As leaders we are often faced with a sea of responsibilities, expectations, and challenges. Amidst this, acknowledging our mental struggles becomes a silent battle, fought in the secluded corners of our minds. The fear of appearing weak or incapable in our roles adds an invisible weight to our shoulders, a weight that many of us, especially those in leadership positions, carry with added anxiety.

It is an unspoken truth that leaders are expected to be the pillars of strength, resilience, and unwavering determination, we are who everyone in our team should turn to. However, this expectation fosters an environment where admitting to mental health struggles is perceived as a flaw, rather than a facet of the human condition.

So, as a leader: “If I’m struggling mentally at work, who can I turn to without jeopardising my position or appearing inadequate?”

We’ve found that the first step towards addressing this dilemma is to redefine our understanding of strength and vulnerability. Vulnerability is not a another word for weakness; rather, it is a testament to our strength. It signifies the courage to acknowledge our struggles, to seek help, and to embrace our humanity. This paradigm shift is essential not only for our well-being but also for fostering a culture of empathy and support within our organisations.

For leaders grappling with mental health challenges, here are actionable steps to navigate this journey while maintaining professionalism and integrity:

Confide in a Trusted Advisor: Every leader needs a confidant, be it a mentor, a coach, or a fellow leader. This should be someone who understands the nuances of leadership and can provide guidance without judgment. Confidentiality and trust are paramount in this relationship, ensuring a safe space for open dialogue.
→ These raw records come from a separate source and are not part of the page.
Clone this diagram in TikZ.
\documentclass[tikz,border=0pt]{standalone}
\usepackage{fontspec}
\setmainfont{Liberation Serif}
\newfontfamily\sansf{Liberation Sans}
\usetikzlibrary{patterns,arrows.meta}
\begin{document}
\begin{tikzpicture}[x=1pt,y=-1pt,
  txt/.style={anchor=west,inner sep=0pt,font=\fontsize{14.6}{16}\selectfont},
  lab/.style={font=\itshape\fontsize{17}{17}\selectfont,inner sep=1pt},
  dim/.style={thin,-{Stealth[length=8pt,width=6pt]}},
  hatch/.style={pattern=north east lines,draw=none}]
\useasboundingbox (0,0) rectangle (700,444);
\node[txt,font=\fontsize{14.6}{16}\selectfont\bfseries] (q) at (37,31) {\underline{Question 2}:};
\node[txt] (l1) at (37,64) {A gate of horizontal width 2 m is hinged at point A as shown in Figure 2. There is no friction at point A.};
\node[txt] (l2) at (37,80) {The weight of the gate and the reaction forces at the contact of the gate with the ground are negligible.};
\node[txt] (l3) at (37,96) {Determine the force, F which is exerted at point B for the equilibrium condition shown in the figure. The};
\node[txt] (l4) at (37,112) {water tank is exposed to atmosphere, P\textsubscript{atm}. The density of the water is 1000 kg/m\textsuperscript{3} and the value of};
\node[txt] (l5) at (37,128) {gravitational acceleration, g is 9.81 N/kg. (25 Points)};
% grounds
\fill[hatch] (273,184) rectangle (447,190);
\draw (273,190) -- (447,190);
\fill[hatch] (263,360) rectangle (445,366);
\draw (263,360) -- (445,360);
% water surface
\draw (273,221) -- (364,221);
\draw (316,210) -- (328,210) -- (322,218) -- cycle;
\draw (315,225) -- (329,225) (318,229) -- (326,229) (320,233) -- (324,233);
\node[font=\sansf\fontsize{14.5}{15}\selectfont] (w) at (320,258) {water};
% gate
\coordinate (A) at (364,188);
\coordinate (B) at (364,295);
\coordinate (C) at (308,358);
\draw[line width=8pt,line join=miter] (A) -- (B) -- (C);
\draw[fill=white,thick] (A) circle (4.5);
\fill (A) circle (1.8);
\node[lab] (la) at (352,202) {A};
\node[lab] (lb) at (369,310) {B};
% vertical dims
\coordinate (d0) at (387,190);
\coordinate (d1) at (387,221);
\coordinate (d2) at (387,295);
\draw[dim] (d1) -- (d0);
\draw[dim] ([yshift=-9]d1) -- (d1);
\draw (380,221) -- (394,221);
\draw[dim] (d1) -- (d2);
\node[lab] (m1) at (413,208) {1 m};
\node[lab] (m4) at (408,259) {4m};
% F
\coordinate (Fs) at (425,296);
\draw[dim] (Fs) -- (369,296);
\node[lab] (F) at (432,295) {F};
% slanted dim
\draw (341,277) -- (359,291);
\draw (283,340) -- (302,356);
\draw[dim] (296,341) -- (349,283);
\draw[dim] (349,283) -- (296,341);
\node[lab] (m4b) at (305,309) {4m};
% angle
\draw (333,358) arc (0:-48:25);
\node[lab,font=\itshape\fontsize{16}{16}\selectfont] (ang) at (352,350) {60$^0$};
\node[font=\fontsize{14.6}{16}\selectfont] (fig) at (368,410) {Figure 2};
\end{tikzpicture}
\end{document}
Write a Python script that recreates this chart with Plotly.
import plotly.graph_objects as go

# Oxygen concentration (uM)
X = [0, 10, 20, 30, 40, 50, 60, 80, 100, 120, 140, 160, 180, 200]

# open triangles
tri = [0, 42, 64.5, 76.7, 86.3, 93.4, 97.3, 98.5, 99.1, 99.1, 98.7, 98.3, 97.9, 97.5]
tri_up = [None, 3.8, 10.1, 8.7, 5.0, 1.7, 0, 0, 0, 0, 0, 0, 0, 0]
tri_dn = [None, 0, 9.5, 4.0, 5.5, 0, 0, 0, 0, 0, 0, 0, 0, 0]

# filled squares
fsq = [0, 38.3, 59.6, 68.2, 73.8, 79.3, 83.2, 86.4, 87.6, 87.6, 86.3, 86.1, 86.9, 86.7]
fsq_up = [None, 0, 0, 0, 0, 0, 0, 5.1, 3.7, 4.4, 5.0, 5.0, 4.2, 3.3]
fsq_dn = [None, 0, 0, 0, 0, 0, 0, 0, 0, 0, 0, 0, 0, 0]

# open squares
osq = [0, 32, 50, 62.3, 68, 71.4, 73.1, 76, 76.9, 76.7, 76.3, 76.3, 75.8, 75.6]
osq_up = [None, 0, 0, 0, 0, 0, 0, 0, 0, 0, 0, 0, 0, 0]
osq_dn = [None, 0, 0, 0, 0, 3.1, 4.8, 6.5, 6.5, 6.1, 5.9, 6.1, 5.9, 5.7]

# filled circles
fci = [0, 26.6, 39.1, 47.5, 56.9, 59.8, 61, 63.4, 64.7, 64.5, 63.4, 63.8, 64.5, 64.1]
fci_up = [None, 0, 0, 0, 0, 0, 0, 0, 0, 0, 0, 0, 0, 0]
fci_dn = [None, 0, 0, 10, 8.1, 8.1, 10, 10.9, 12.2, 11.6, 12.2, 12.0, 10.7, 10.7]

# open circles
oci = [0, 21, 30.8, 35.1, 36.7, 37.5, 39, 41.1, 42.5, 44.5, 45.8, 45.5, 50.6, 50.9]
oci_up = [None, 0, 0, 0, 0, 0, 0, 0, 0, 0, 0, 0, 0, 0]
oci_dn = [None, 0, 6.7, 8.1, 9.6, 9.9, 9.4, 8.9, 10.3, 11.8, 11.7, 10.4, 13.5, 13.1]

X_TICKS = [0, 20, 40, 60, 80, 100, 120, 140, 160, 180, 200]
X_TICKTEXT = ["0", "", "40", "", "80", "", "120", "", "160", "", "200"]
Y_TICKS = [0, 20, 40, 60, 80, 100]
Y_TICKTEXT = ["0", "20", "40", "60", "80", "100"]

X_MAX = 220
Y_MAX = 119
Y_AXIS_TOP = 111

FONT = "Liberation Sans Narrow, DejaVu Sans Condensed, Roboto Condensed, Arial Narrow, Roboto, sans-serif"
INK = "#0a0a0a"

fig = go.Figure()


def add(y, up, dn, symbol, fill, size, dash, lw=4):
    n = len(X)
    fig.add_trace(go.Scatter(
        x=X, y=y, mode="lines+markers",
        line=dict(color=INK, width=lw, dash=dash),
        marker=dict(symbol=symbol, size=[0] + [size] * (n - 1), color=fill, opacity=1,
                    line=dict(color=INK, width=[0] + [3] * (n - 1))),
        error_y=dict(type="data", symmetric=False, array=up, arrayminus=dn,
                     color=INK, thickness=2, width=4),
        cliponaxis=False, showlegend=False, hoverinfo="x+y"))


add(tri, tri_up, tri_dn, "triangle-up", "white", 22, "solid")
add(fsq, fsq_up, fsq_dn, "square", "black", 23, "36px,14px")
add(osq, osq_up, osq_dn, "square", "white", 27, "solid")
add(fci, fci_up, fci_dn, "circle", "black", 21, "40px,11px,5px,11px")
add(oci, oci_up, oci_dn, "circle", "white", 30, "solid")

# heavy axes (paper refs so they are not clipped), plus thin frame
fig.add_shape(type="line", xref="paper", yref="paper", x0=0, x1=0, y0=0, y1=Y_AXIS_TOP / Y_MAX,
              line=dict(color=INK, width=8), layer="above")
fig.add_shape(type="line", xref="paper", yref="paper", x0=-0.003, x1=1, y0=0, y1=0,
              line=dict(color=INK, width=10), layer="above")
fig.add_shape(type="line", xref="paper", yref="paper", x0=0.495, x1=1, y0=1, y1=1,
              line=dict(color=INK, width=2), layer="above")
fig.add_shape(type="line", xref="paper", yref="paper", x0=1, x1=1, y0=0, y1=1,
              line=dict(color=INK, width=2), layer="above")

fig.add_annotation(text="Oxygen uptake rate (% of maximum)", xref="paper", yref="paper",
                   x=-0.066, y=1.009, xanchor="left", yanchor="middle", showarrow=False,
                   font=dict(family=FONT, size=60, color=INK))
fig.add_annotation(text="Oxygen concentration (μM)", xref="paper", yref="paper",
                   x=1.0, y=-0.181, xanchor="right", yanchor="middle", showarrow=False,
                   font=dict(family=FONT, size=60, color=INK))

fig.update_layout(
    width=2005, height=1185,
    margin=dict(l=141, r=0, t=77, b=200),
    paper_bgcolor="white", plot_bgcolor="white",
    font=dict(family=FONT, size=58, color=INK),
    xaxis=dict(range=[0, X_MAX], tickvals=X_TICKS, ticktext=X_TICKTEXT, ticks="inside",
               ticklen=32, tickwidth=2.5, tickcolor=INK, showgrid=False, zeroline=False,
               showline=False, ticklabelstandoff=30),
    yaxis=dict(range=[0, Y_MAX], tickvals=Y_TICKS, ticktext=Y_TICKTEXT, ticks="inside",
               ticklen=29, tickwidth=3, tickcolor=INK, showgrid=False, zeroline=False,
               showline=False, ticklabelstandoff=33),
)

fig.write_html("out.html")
Leverage Employee Assistance Programs (EAPs): Many organisations offer EAPs that provide confidential counselling services to employees, including leaders. These services are designed to offer support for a range of issues, including mental health challenges. Engaging with an EAP can be a stepping stone towards understanding and managing your mental well-being.

Promote a Culture of Mental Wellness: As leaders, we have the unique opportunity to influence organisational culture. By advocating for mental health awareness and support systems within our teams, we not only aid our own journey but also pave the way for others to seek help without fear of stigma. This can include implementing regular mental health awareness sessions, workshops, and providing resources for mental wellness.

Set Boundaries and Practice Self-care: Leadership does not necessitate self-sacrifice at the altar of productivity. Setting clear boundaries between work and personal time, prioritising self-care, and acknowledging our limits are crucial steps in maintaining mental wellness.

Seek Professional Help: Sometimes, professional intervention is necessary to navigate through mental health challenges. Psychologists, psychiatrists, and counsellors can provide the expertise and support required to manage these issues effectively. Seeking professional help is a sign of proactive leadership, not a weakness.

The journey towards mental wellness in leadership should not be a solitary one. It requires courage, support, and a shift in perception towards vulnerability and mental health. As leaders, our greatest strength lies in our ability to be human, to face our challenges with dignity, seek help when needed, and support each other in times of adversity. Lead by example, creating workplaces where mental wellness is not just an aspiration but a reality.

When we embrace our vulnerabilities and advocate for mental wellness, we not only enhance our own well-being but also inspire those around us to do the same. The path towards a mentally healthy work environment is paved with empathy, support, and understanding, which are all principles that lie at the heart of effective leadership.

Stand up and be heard, don’t close the door and hold your head in your hands. Your struggles should pave the way to a new approach, be courageous, either find or ask for support and make it more acceptable for your team to do the same.